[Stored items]
BEGIN
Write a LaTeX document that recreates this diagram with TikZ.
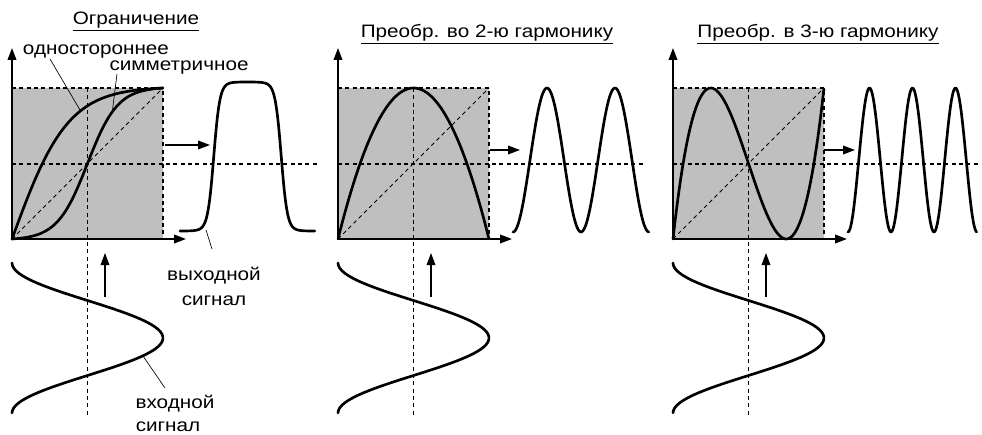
\documentclass[tikz,border=0pt]{standalone}
\usepackage{fontspec}
\setmainfont{Liberation Sans}[FakeStretch=1.15]
\usetikzlibrary{arrows.meta}
\tikzset{
  guide/.style={line width=0.8pt,dash pattern=on 3pt off 2.5pt},
  axis/.style={-{Triangle[length=9pt,width=6.5pt]},line width=1.2pt},
  flow/.style={-{Triangle[length=9pt,width=6.5pt]},line width=1pt},
  curve/.style={line width=2pt,line join=round,line cap=round},
  lead/.style={line width=0.5pt},
  lbl/.style={inner sep=0pt,anchor=base},
}

\begin{document}
\begin{tikzpicture}[x=0.75pt,y=-0.75pt,font=\fontsize{13.5}{16}\selectfont]
  \useasboundingbox (0,0) rectangle (982,435);
  \foreach \xo in {12,338,673}{
    \fill[black!25] (\xo,88) rectangle ++(151,151);
    \draw[guide] (\xo,88) -- ++(151,0) -- ++(0,151);
    \draw[guide] (\xo+75.5,88) -- (\xo+75.5,415);
    \draw[guide] (\xo,164) -- ++(305,0);
    \draw[guide,line width=0.6pt] (\xo,239) -- ++(151,-151);
    \draw[curve,domain=0:1,samples=60,variable=\t] plot ({\xo+151*(0.5-0.5*cos(360*\t))},{263+150*\t});
    \draw[flow] (\xo+93,297) -- (\xo+93,253);
  }
  % ogranichenie
  \draw[curve,domain=0:1,samples=80,variable=\u] plot ({12+151*\u},{239-151*tanh(2.7*\u)/tanh(2.7)});
  \draw[curve,domain=0:1,samples=80,variable=\u] plot ({12+151*\u},{239-151*(0.5+0.5*tanh(5*(\u-0.5))/tanh(2.5))});
  \draw[curve,domain=0:1,samples=120,variable=\t] plot ({180+135*\t},{231-149*(0.5-0.5*tanh(3.5*cos(360*\t))/tanh(3.5))});
  % 2-ya garmonika
  \draw[curve,domain=0:1,samples=80,variable=\u] plot ({338+151*\u},{239-151*4*\u*(1-\u)});
  \draw[curve,domain=0:1,samples=120,variable=\t] plot ({513+136*\t},{232-144*(0.5-0.5*cos(720*\t))});
  % 3-ya garmonika
  \draw[curve,domain=0:1,samples=80,variable=\u] plot ({673+151*\u},{239-151*(0.5+0.5*(4*(2*\u-1)*(2*\u-1)*(2*\u-1)-3*(2*\u-1)))});
  \draw[curve,domain=0:1,samples=150,variable=\t] plot ({848+129*\t},{232-144*(0.5-0.5*cos(1080*\t))});

  \foreach \xo in {12,338,673}{
    \draw[axis] (\xo,239) -- (\xo,48);
    \draw[axis] (\xo,239) -- (\xo+174,239);
  }
  \draw[flow] (165,145) -- (210,145);
  \draw[flow] (490,150) -- (520,150);
  \draw[flow] (824,150) -- (855,150);

  \node[lbl] (limTitle) at (136,25) {\underline{Ограничение}};
  \node[lbl] (oneLbl) at (96,55) {одностороннее};
  \node[lbl] (symLbl) at (179,71) {симметричное};
  \node[lbl] (outLbl) at (214,280) {выходной};
  \node[lbl] (outLbl2) at (214,305) {сигнал};
  \node[lbl] (inLbl) at (175,408) {входной};
  \node[lbl] (inLbl2) at (168,431) {сигнал};
  \node[lbl] (h2Title) at (487,38) {\underline{Преобр. во 2-ю гармонику}};
  \node[lbl] (h3Title) at (818,38) {\underline{Преобр. в 3-ю гармонику}};

  \coordinate (oneEnd) at (80,110);
  \coordinate (symEnd) at (112,114);
  \coordinate (outEnd) at (206,230);
  \coordinate (inEnd) at (143,356);
  \draw[lead] (50,59) -- (oneEnd);
  \draw[lead] (117,74) -- (symEnd);
  \draw[lead] (212,249) -- (outEnd);
  \draw[lead] (165,388) -- (inEnd);
\end{tikzpicture}
\end{document}
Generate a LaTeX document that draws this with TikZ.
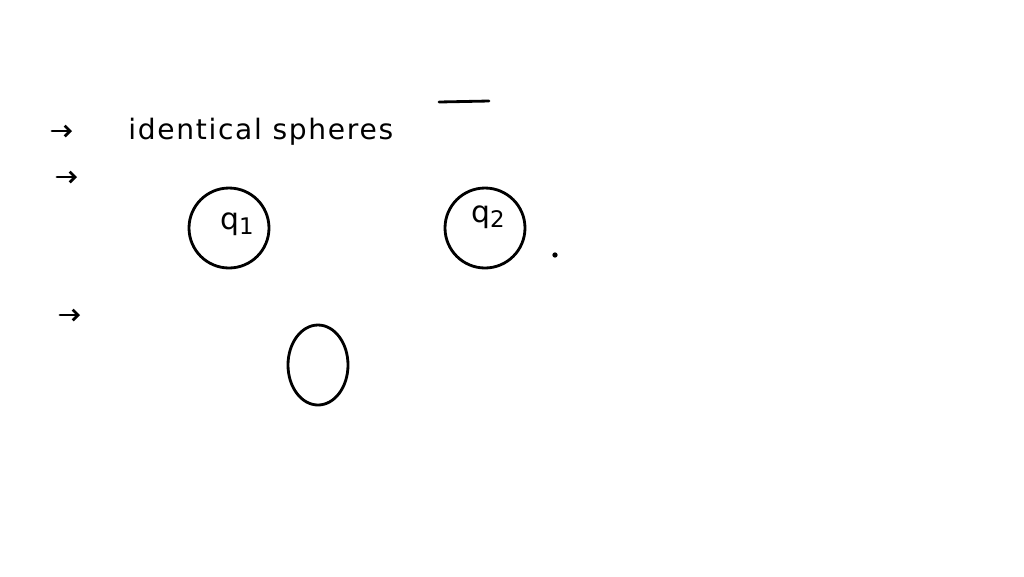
\documentclass[tikz,border=0pt]{standalone}
\usepackage{fontspec}
\setmainfont{DejaVu Sans}
\newfontfamily\wideface[LetterSpace=6]{DejaVu Sans}
\usetikzlibrary{arrows.meta}
\begin{document}
\begin{tikzpicture}[x=0.02cm,y=-0.02cm,
  ink/.style={line width=1.6pt,line cap=round,line join=round,black},
  bullet/.style={ink,-{Straight Barb[length=3pt,width=6pt]}},
  sphere/.style={ink,draw,circle,minimum size=1.6cm,inner sep=0pt},
  heading/.style={font=\wideface\fontsize{16}{19}\selectfont,inner sep=0pt},
  lbl/.style={font=\fontsize{17}{20}\selectfont,inner sep=0pt}]
\useasboundingbox (0,0) rectangle (1024,576);
% bullet arrows
\coordinate (a1s) at (52,131); \coordinate (a1e) at (72,131);
\coordinate (a2s) at (57,177); \coordinate (a2e) at (77,177);
\coordinate (a3s) at (60,315); \coordinate (a3e) at (80,315);
\draw[bullet] (a1s) -- (a1e);
\draw[bullet] (a2s) -- (a2e);
\draw[bullet] (a3s) -- (a3e);
% heading
\node[heading,anchor=west] (title) at (128,132) {identical spheres};
% short bar
\coordinate (b1) at (439,102); \coordinate (b2) at (489,101);
\draw[ink] (b1) -- (b2);
% spheres
\node[sphere] (s1) at (229,228) {};
\node[sphere] (s2) at (485,228) {};
\node[lbl] (q1) at (237,224) {q\raisebox{-0.35ex}{\fontsize{13}{15}\selectfont 1}};
\node[lbl] (q2) at (488,217) {q\raisebox{-0.35ex}{\fontsize{13}{15}\selectfont 2}};
% dot
\fill (555,255) circle (1.5pt);
% ellipse
\draw[ink] (318,365) ellipse [x radius=30,y radius=40];
\end{tikzpicture}
\end{document}
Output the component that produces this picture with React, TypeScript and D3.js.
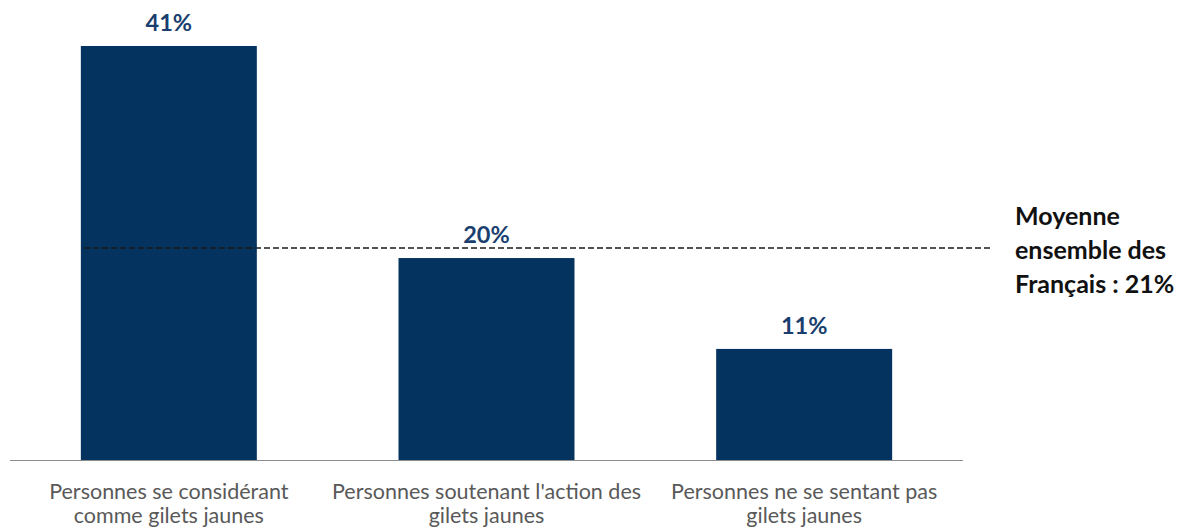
END
◆ **GOAL**: Print the records above exactly as they stand, but leave out the pictures.

◆ **REPLY TO THE TASK**:
Write a LaTeX document that recreates this diagram with TikZ.
\documentclass[tikz,border=0pt]{standalone}
\usepackage{fontspec}
\setmainfont{Liberation Sans}[FakeStretch=1.15]
\usetikzlibrary{arrows.meta}
\tikzset{
  guide/.style={line width=0.8pt,dash pattern=on 3pt off 2.5pt},
  axis/.style={-{Triangle[length=9pt,width=6.5pt]},line width=1.2pt},
  flow/.style={-{Triangle[length=9pt,width=6.5pt]},line width=1pt},
  curve/.style={line width=2pt,line join=round,line cap=round},
  lead/.style={line width=0.5pt},
  lbl/.style={inner sep=0pt,anchor=base},
}

\begin{document}
\begin{tikzpicture}[x=0.75pt,y=-0.75pt,font=\fontsize{13.5}{16}\selectfont]
  \useasboundingbox (0,0) rectangle (982,435);
  \foreach \xo in {12,338,673}{
    \fill[black!25] (\xo,88) rectangle ++(151,151);
    \draw[guide] (\xo,88) -- ++(151,0) -- ++(0,151);
    \draw[guide] (\xo+75.5,88) -- (\xo+75.5,415);
    \draw[guide] (\xo,164) -- ++(305,0);
    \draw[guide,line width=0.6pt] (\xo,239) -- ++(151,-151);
    \draw[curve,domain=0:1,samples=60,variable=\t] plot ({\xo+151*(0.5-0.5*cos(360*\t))},{263+150*\t});
    \draw[flow] (\xo+93,297) -- (\xo+93,253);
  }
  % ogranichenie
  \draw[curve,domain=0:1,samples=80,variable=\u] plot ({12+151*\u},{239-151*tanh(2.7*\u)/tanh(2.7)});
  \draw[curve,domain=0:1,samples=80,variable=\u] plot ({12+151*\u},{239-151*(0.5+0.5*tanh(5*(\u-0.5))/tanh(2.5))});
  \draw[curve,domain=0:1,samples=120,variable=\t] plot ({180+135*\t},{231-149*(0.5-0.5*tanh(3.5*cos(360*\t))/tanh(3.5))});
  % 2-ya garmonika
  \draw[curve,domain=0:1,samples=80,variable=\u] plot ({338+151*\u},{239-151*4*\u*(1-\u)});
  \draw[curve,domain=0:1,samples=120,variable=\t] plot ({513+136*\t},{232-144*(0.5-0.5*cos(720*\t))});
  % 3-ya garmonika
  \draw[curve,domain=0:1,samples=80,variable=\u] plot ({673+151*\u},{239-151*(0.5+0.5*(4*(2*\u-1)*(2*\u-1)*(2*\u-1)-3*(2*\u-1)))});
  \draw[curve,domain=0:1,samples=150,variable=\t] plot ({848+129*\t},{232-144*(0.5-0.5*cos(1080*\t))});

  \foreach \xo in {12,338,673}{
    \draw[axis] (\xo,239) -- (\xo,48);
    \draw[axis] (\xo,239) -- (\xo+174,239);
  }
  \draw[flow] (165,145) -- (210,145);
  \draw[flow] (490,150) -- (520,150);
  \draw[flow] (824,150) -- (855,150);

  \node[lbl] (limTitle) at (136,25) {\underline{Ограничение}};
  \node[lbl] (oneLbl) at (96,55) {одностороннее};
  \node[lbl] (symLbl) at (179,71) {симметричное};
  \node[lbl] (outLbl) at (214,280) {выходной};
  \node[lbl] (outLbl2) at (214,305) {сигнал};
  \node[lbl] (inLbl) at (175,408) {входной};
  \node[lbl] (inLbl2) at (168,431) {сигнал};
  \node[lbl] (h2Title) at (487,38) {\underline{Преобр. во 2-ю гармонику}};
  \node[lbl] (h3Title) at (818,38) {\underline{Преобр. в 3-ю гармонику}};

  \coordinate (oneEnd) at (80,110);
  \coordinate (symEnd) at (112,114);
  \coordinate (outEnd) at (206,230);
  \coordinate (inEnd) at (143,356);
  \draw[lead] (50,59) -- (oneEnd);
  \draw[lead] (117,74) -- (symEnd);
  \draw[lead] (212,249) -- (outEnd);
  \draw[lead] (165,388) -- (inEnd);
\end{tikzpicture}
\end{document}
Generate a LaTeX document that draws this with TikZ.
\documentclass[tikz,border=0pt]{standalone}
\usepackage{fontspec}
\setmainfont{DejaVu Sans}
\newfontfamily\wideface[LetterSpace=6]{DejaVu Sans}
\usetikzlibrary{arrows.meta}
\begin{document}
\begin{tikzpicture}[x=0.02cm,y=-0.02cm,
  ink/.style={line width=1.6pt,line cap=round,line join=round,black},
  bullet/.style={ink,-{Straight Barb[length=3pt,width=6pt]}},
  sphere/.style={ink,draw,circle,minimum size=1.6cm,inner sep=0pt},
  heading/.style={font=\wideface\fontsize{16}{19}\selectfont,inner sep=0pt},
  lbl/.style={font=\fontsize{17}{20}\selectfont,inner sep=0pt}]
\useasboundingbox (0,0) rectangle (1024,576);
% bullet arrows
\coordinate (a1s) at (52,131); \coordinate (a1e) at (72,131);
\coordinate (a2s) at (57,177); \coordinate (a2e) at (77,177);
\coordinate (a3s) at (60,315); \coordinate (a3e) at (80,315);
\draw[bullet] (a1s) -- (a1e);
\draw[bullet] (a2s) -- (a2e);
\draw[bullet] (a3s) -- (a3e);
% heading
\node[heading,anchor=west] (title) at (128,132) {identical spheres};
% short bar
\coordinate (b1) at (439,102); \coordinate (b2) at (489,101);
\draw[ink] (b1) -- (b2);
% spheres
\node[sphere] (s1) at (229,228) {};
\node[sphere] (s2) at (485,228) {};
\node[lbl] (q1) at (237,224) {q\raisebox{-0.35ex}{\fontsize{13}{15}\selectfont 1}};
\node[lbl] (q2) at (488,217) {q\raisebox{-0.35ex}{\fontsize{13}{15}\selectfont 2}};
% dot
\fill (555,255) circle (1.5pt);
% ellipse
\draw[ink] (318,365) ellipse [x radius=30,y radius=40];
\end{tikzpicture}
\end{document}
Output the component that produces this picture with React, TypeScript and D3.js.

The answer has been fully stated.